Today, as I expect most readers of this blog know already, Magnus Carlsen won the 11th game of his match with Viswanathan Anand to retain his world championship title. The final score of the match was 6½-4½ (+3 – 1 =7 for Carlsen).

What can I say? I think the primary reaction of the chess world this time was ennui. The question was not really whether Carlsen would win, but how much he would win by. For many fans it was too soon after the 2013 match to get excited, especially about another match between the same players. Thanks to Fabiano Caruana’s breakthrough tournament in the Sinquefield Cup this year, the match people really want to see is Carlsen-Caruana. (Admittedly, Caruana still has to prove that he can continue to play at or near his Sinquefield level on a regular basis.)

But that’s all for the future. The match we had for the present was Carlsen-Anand.

It was a somewhat interesting match for about three games. After Anand beat Carlsen in game three (something he had failed to do even once in their 2013 match), the match was tied and there was some hope that the psychological advantage had shifted. As I wrote in a previous post, from an objective point of view Anand had about a 10 percent chance of winning the match at that point, but because of the psychological factors I was willing to raise his chances to 20 percent. I thought he might be “looser” (in a positive sense) than Carlsen, willing to play as if he had nothing left to lose.

However, it turned out that Anand’s psychology cracked first. In game six he received a true gift from the chess gods. After Carlsen completely outplayed Anand in the opening, Carlsen made a tactical error that could have changed chess history. Anand could have won a pawn with a little combination of two in-between moves. With an absolutely free pawn, there is a strong chance that Anand would have won the game and gone ahead in the match.
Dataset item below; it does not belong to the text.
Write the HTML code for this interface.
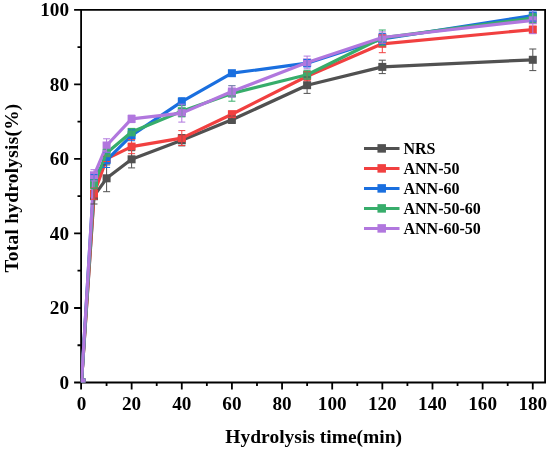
<!DOCTYPE html>
<html><head><meta charset="utf-8"><title>Total hydrolysis</title>
<style>html,body{margin:0;padding:0;background:#fff}svg{display:block}</style></head>
<body>
<svg width="550" height="450" viewBox="0 0 550 450">
<rect width="550" height="450" fill="#fff"/>
<defs><clipPath id="c"><rect x="80.89999999999999" y="9.9" width="464.2" height="372.6"/></clipPath></defs>
<path d="M74.1 9.9H545.1V382.5H74.1M81.1 9.15V389.5" fill="none" stroke="#000" stroke-width="1.8"/>
<path d="M77.5 345.24H81.1M74.1 307.98H81.1M77.5 270.72H81.1M74.1 233.46H81.1M77.5 196.20H81.1M74.1 158.94H81.1M77.5 121.68H81.1M74.1 84.42H81.1M77.5 47.16H81.1M106.57 382.5v3.6M131.64 382.5v7M156.71 382.5v3.6M181.78 382.5v7M206.85 382.5v3.6M231.92 382.5v7M256.99 382.5v3.6M282.06 382.5v7M307.13 382.5v3.6M332.20 382.5v7M357.27 382.5v3.6M382.34 382.5v7M407.41 382.5v3.6M432.48 382.5v7M457.55 382.5v3.6M482.62 382.5v7M507.69 382.5v3.6M532.76 382.5v7" fill="none" stroke="#000" stroke-width="1.8"/>
<g clip-path="url(#c)">
<polyline points="81.5,382.5 94.0,196.2 106.6,178.3 131.6,159.3 181.8,140.3 231.9,119.8 307.1,85.2 382.3,66.9 532.8,59.8" fill="none" stroke="#515151" stroke-width="3.2" stroke-linejoin="round"/>
<rect x="77.5" y="378.5" width="8" height="8" fill="#515151"/>
<rect x="90.0" y="192.2" width="8" height="8" fill="#515151"/>
<rect x="102.6" y="174.3" width="8" height="8" fill="#515151"/>
<rect x="127.6" y="155.3" width="8" height="8" fill="#515151"/>
<rect x="177.8" y="136.3" width="8" height="8" fill="#515151"/>
<rect x="227.9" y="115.8" width="8" height="8" fill="#515151"/>
<rect x="303.1" y="81.2" width="8" height="8" fill="#515151"/>
<rect x="378.3" y="62.9" width="8" height="8" fill="#515151"/>
<rect x="528.8" y="55.8" width="8" height="8" fill="#515151"/>
<polyline points="81.5,382.5 94.0,193.6 106.6,158.9 131.6,146.6 181.8,138.1 231.9,114.2 307.1,76.2 382.3,43.8 532.8,29.6" fill="none" stroke="#F14040" stroke-width="3.2" stroke-linejoin="round"/>
<rect x="77.5" y="378.5" width="8" height="8" fill="#F14040"/>
<rect x="90.0" y="189.6" width="8" height="8" fill="#F14040"/>
<rect x="102.6" y="154.9" width="8" height="8" fill="#F14040"/>
<rect x="127.6" y="142.6" width="8" height="8" fill="#F14040"/>
<rect x="177.8" y="134.1" width="8" height="8" fill="#F14040"/>
<rect x="227.9" y="110.2" width="8" height="8" fill="#F14040"/>
<rect x="303.1" y="72.2" width="8" height="8" fill="#F14040"/>
<rect x="378.3" y="39.8" width="8" height="8" fill="#F14040"/>
<rect x="528.8" y="25.6" width="8" height="8" fill="#F14040"/>
<polyline points="81.5,382.5 94.0,177.2 106.6,160.1 131.6,135.3 181.8,101.6 231.9,73.2 307.1,63.2 382.3,39.0 532.8,15.5" fill="none" stroke="#1A6FDF" stroke-width="3.2" stroke-linejoin="round"/>
<rect x="77.5" y="378.5" width="8" height="8" fill="#1A6FDF"/>
<rect x="90.0" y="173.2" width="8" height="8" fill="#1A6FDF"/>
<rect x="102.6" y="156.1" width="8" height="8" fill="#1A6FDF"/>
<rect x="127.6" y="131.3" width="8" height="8" fill="#1A6FDF"/>
<rect x="177.8" y="97.6" width="8" height="8" fill="#1A6FDF"/>
<rect x="227.9" y="69.2" width="8" height="8" fill="#1A6FDF"/>
<rect x="303.1" y="59.2" width="8" height="8" fill="#1A6FDF"/>
<rect x="378.3" y="35.0" width="8" height="8" fill="#1A6FDF"/>
<rect x="528.8" y="11.5" width="8" height="8" fill="#1A6FDF"/>
<polyline points="81.5,382.5 94.0,184.3 106.6,153.0 131.6,132.1 181.8,111.2 231.9,93.4 307.1,74.7 382.3,37.8 532.8,18.1" fill="none" stroke="#37AD6B" stroke-width="3.2" stroke-linejoin="round"/>
<rect x="77.5" y="378.5" width="8" height="8" fill="#37AD6B"/>
<rect x="90.0" y="180.3" width="8" height="8" fill="#37AD6B"/>
<rect x="102.6" y="149.0" width="8" height="8" fill="#37AD6B"/>
<rect x="127.6" y="128.1" width="8" height="8" fill="#37AD6B"/>
<rect x="177.8" y="107.2" width="8" height="8" fill="#37AD6B"/>
<rect x="227.9" y="89.4" width="8" height="8" fill="#37AD6B"/>
<rect x="303.1" y="70.7" width="8" height="8" fill="#37AD6B"/>
<rect x="378.3" y="33.8" width="8" height="8" fill="#37AD6B"/>
<rect x="528.8" y="14.1" width="8" height="8" fill="#37AD6B"/>
<polyline points="81.5,382.5 94.0,175.3 106.6,145.5 131.6,118.9 181.8,113.1 231.9,91.5 307.1,62.4 382.3,37.5 532.8,20.3" fill="none" stroke="#B177DE" stroke-width="3.2" stroke-linejoin="round"/>
<rect x="77.5" y="378.5" width="8" height="8" fill="#B177DE"/>
<rect x="90.0" y="171.3" width="8" height="8" fill="#B177DE"/>
<rect x="102.6" y="141.5" width="8" height="8" fill="#B177DE"/>
<rect x="127.6" y="114.9" width="8" height="8" fill="#B177DE"/>
<rect x="177.8" y="109.1" width="8" height="8" fill="#B177DE"/>
<rect x="227.9" y="87.5" width="8" height="8" fill="#B177DE"/>
<rect x="303.1" y="58.4" width="8" height="8" fill="#B177DE"/>
<rect x="378.3" y="33.5" width="8" height="8" fill="#B177DE"/>
<rect x="528.8" y="16.3" width="8" height="8" fill="#B177DE"/>
<path d="M94.0 188.4V204.0M90.5 188.4h7M90.5 204.0h7M106.6 164.9V191.7M103.1 164.9h7M103.1 191.7h7M131.6 150.7V167.9M128.1 150.7h7M128.1 167.9h7M181.8 134.7V145.9M178.3 134.7h7M178.3 145.9h7M231.9 116.1V123.5M228.4 116.1h7M228.4 123.5h7M307.1 77.0V93.4M303.6 77.0h7M303.6 93.4h7M382.3 60.2V73.6M378.8 60.2h7M378.8 73.6h7M532.8 49.0V70.6M529.3 49.0h7M529.3 70.6h7" stroke="#515151" stroke-width="1" fill="none"/>
<path d="M94.0 188.0V199.2M90.5 188.0h7M90.5 199.2h7M106.6 156.3V161.5M103.1 156.3h7M103.1 161.5h7M131.6 139.6V153.7M128.1 139.6h7M128.1 153.7h7M181.8 130.6V145.5M178.3 130.6h7M178.3 145.5h7M231.9 111.2V117.2M228.4 111.2h7M228.4 117.2h7M307.1 71.8V80.7M303.6 71.8h7M303.6 80.7h7M382.3 34.9V52.7M378.8 34.9h7M378.8 52.7h7M532.8 26.3V33.0M529.3 26.3h7M529.3 33.0h7" stroke="#F14040" stroke-width="1" fill="none"/>
<path d="M94.0 174.6V179.8M90.5 174.6h7M90.5 179.8h7M106.6 152.6V167.5M103.1 152.6h7M103.1 167.5h7M131.6 129.9V140.7M128.1 129.9h7M128.1 140.7h7M181.8 97.8V105.3M178.3 97.8h7M178.3 105.3h7M231.9 71.0V75.5M228.4 71.0h7M228.4 75.5h7M307.1 59.5V66.9M303.6 59.5h7M303.6 66.9h7M382.3 33.4V44.6M378.8 33.4h7M378.8 44.6h7M532.8 9.9V21.1M529.3 9.9h7M529.3 21.1h7" stroke="#1A6FDF" stroke-width="1" fill="none"/>
<path d="M94.0 179.8V188.7M90.5 179.8h7M90.5 188.7h7M106.6 149.3V156.7M103.1 149.3h7M103.1 156.7h7M131.6 128.4V135.8M128.1 128.4h7M128.1 135.8h7M181.8 105.7V116.8M178.3 105.7h7M178.3 116.8h7M231.9 85.5V101.2M228.4 85.5h7M228.4 101.2h7M307.1 70.3V79.2M303.6 70.3h7M303.6 79.2h7M382.3 30.0V45.7M378.8 30.0h7M378.8 45.7h7M532.8 13.6V22.6M529.3 13.6h7M529.3 22.6h7" stroke="#37AD6B" stroke-width="1" fill="none"/>
<path d="M94.0 169.7V180.9M90.5 169.7h7M90.5 180.9h7M106.6 138.8V152.2M103.1 138.8h7M103.1 152.2h7M131.6 115.2V122.6M128.1 115.2h7M128.1 122.6h7M181.8 104.2V122.1M178.3 104.2h7M178.3 122.1h7M231.9 85.9V97.1M228.4 85.9h7M228.4 97.1h7M307.1 56.1V68.8M303.6 56.1h7M303.6 68.8h7M382.3 31.9V43.1M378.8 31.9h7M378.8 43.1h7M532.8 6.9V33.7M529.3 6.9h7M529.3 33.7h7" stroke="#B177DE" stroke-width="1" fill="none"/>
</g>
<text x="69" y="388.7" text-anchor="end" font-size="19.2" font-family="'Liberation Serif', 'Times New Roman', serif" font-weight="bold">0</text>
<text x="69" y="314.2" text-anchor="end" font-size="19.2" font-family="'Liberation Serif', 'Times New Roman', serif" font-weight="bold">20</text>
<text x="69" y="239.7" text-anchor="end" font-size="19.2" font-family="'Liberation Serif', 'Times New Roman', serif" font-weight="bold">40</text>
<text x="69" y="165.1" text-anchor="end" font-size="19.2" font-family="'Liberation Serif', 'Times New Roman', serif" font-weight="bold">60</text>
<text x="69" y="90.6" text-anchor="end" font-size="19.2" font-family="'Liberation Serif', 'Times New Roman', serif" font-weight="bold">80</text>
<text x="69" y="16.1" text-anchor="end" font-size="19.2" font-family="'Liberation Serif', 'Times New Roman', serif" font-weight="bold">100</text>
<text x="81.5" y="410.2" text-anchor="middle" font-size="19.2" font-family="'Liberation Serif', 'Times New Roman', serif" font-weight="bold">0</text>
<text x="131.6" y="410.2" text-anchor="middle" font-size="19.2" font-family="'Liberation Serif', 'Times New Roman', serif" font-weight="bold">20</text>
<text x="181.8" y="410.2" text-anchor="middle" font-size="19.2" font-family="'Liberation Serif', 'Times New Roman', serif" font-weight="bold">40</text>
<text x="231.9" y="410.2" text-anchor="middle" font-size="19.2" font-family="'Liberation Serif', 'Times New Roman', serif" font-weight="bold">60</text>
<text x="282.1" y="410.2" text-anchor="middle" font-size="19.2" font-family="'Liberation Serif', 'Times New Roman', serif" font-weight="bold">80</text>
<text x="332.2" y="410.2" text-anchor="middle" font-size="19.2" font-family="'Liberation Serif', 'Times New Roman', serif" font-weight="bold">100</text>
<text x="382.3" y="410.2" text-anchor="middle" font-size="19.2" font-family="'Liberation Serif', 'Times New Roman', serif" font-weight="bold">120</text>
<text x="432.5" y="410.2" text-anchor="middle" font-size="19.2" font-family="'Liberation Serif', 'Times New Roman', serif" font-weight="bold">140</text>
<text x="482.6" y="410.2" text-anchor="middle" font-size="19.2" font-family="'Liberation Serif', 'Times New Roman', serif" font-weight="bold">160</text>
<text x="532.8" y="410.2" text-anchor="middle" font-size="19.2" font-family="'Liberation Serif', 'Times New Roman', serif" font-weight="bold">180</text>
<text x="313.7" y="442.5" text-anchor="middle" font-size="19.5" font-family="'Liberation Serif', 'Times New Roman', serif" font-weight="bold">Hydrolysis time(min)</text>
<text transform="translate(18.4 188) rotate(-90)" text-anchor="middle" font-size="19.3" letter-spacing="0.3" font-family="'Liberation Serif', 'Times New Roman', serif" font-weight="bold">Total hydrolysis(%)</text>
<path d="M364 148.4H399.5" stroke="#515151" stroke-width="3"/>
<rect x="377.45" y="144.15" width="8.5" height="8.5" fill="#515151"/>
<text x="403.5" y="153.9" font-size="16" font-family="'Liberation Serif', 'Times New Roman', serif" font-weight="bold">NRS</text>
<path d="M364 168.4H399.5" stroke="#F14040" stroke-width="3"/>
<rect x="377.45" y="164.15" width="8.5" height="8.5" fill="#F14040"/>
<text x="403.5" y="173.9" font-size="16" font-family="'Liberation Serif', 'Times New Roman', serif" font-weight="bold">ANN-50</text>
<path d="M364 188.4H399.5" stroke="#1A6FDF" stroke-width="3"/>
<rect x="377.45" y="184.15" width="8.5" height="8.5" fill="#1A6FDF"/>
<text x="403.5" y="193.9" font-size="16" font-family="'Liberation Serif', 'Times New Roman', serif" font-weight="bold">ANN-60</text>
<path d="M364 208.4H399.5" stroke="#37AD6B" stroke-width="3"/>
<rect x="377.45" y="204.15" width="8.5" height="8.5" fill="#37AD6B"/>
<text x="403.5" y="213.9" font-size="16" font-family="'Liberation Serif', 'Times New Roman', serif" font-weight="bold">ANN-50-60</text>
<path d="M364 228.4H399.5" stroke="#B177DE" stroke-width="3"/>
<rect x="377.45" y="224.15" width="8.5" height="8.5" fill="#B177DE"/>
<text x="403.5" y="233.9" font-size="16" font-family="'Liberation Serif', 'Times New Roman', serif" font-weight="bold">ANN-60-50</text>
</svg>
</body></html>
But Anand didn’t see it. It’s amazing he didn’t see it, because … Nxe5 was a tactic that literally had to be at the top of each player’s analysis tree every move. The threat had been there for about six or seven moves but Carlsen had it defended, until suddenly he forgot to keep it defended. The best explanation I’ve heard was from someone on Facebook who said that sometimes you get so used to the fact that a particular combination is not possible that you take it for granted, and you don’t notice when it becomes possible.

I disagreed with the people who said at the time that it was an inconceivable blunder, that nothing like this had ever happened in a world championship match, etc. I later read an article that gave two excellent examples of similar double blunders in WC play. But there’s no question that this was a big turning point. It’s just too bad the suspense didn’t last for very long. Anand played a different move, and after two minutes when it seemed we had stepped through a wormhole into an alternate universe, we were back to the familiar one where Carlsen is king.

Carlsen went on to win that game, and after that it was pretty obvious that the match was his. In the last game Anand was finally provoked into playing pretty desperately, sacrificing an exchange for not much compensation. However, as usual (except for the fateful game six), Carlsen’s technique was spotless.

Another question that came up on Facebook was: Should the match have been longer? Would that have made it less boring, giving both players more incentive to take risks?

In general I am definitely a strong supporter of doing things the old way. I’d like to see a match of at least 16 games, and I abhor the active-chess and speed-chess tiebreakers. However, in this particular match, four more games would have made no difference and would have just prolonged the tedium. Now if Caruana gets to play against Carlsen, the more games the better!

Congratulations to Magnus Carlsen, who absolutely deserved to win this match. If I and the chess world have tended to focus too much on the one particular move when he could have gotten in trouble, it’s actually a compliment because he was so much in control the rest of the time.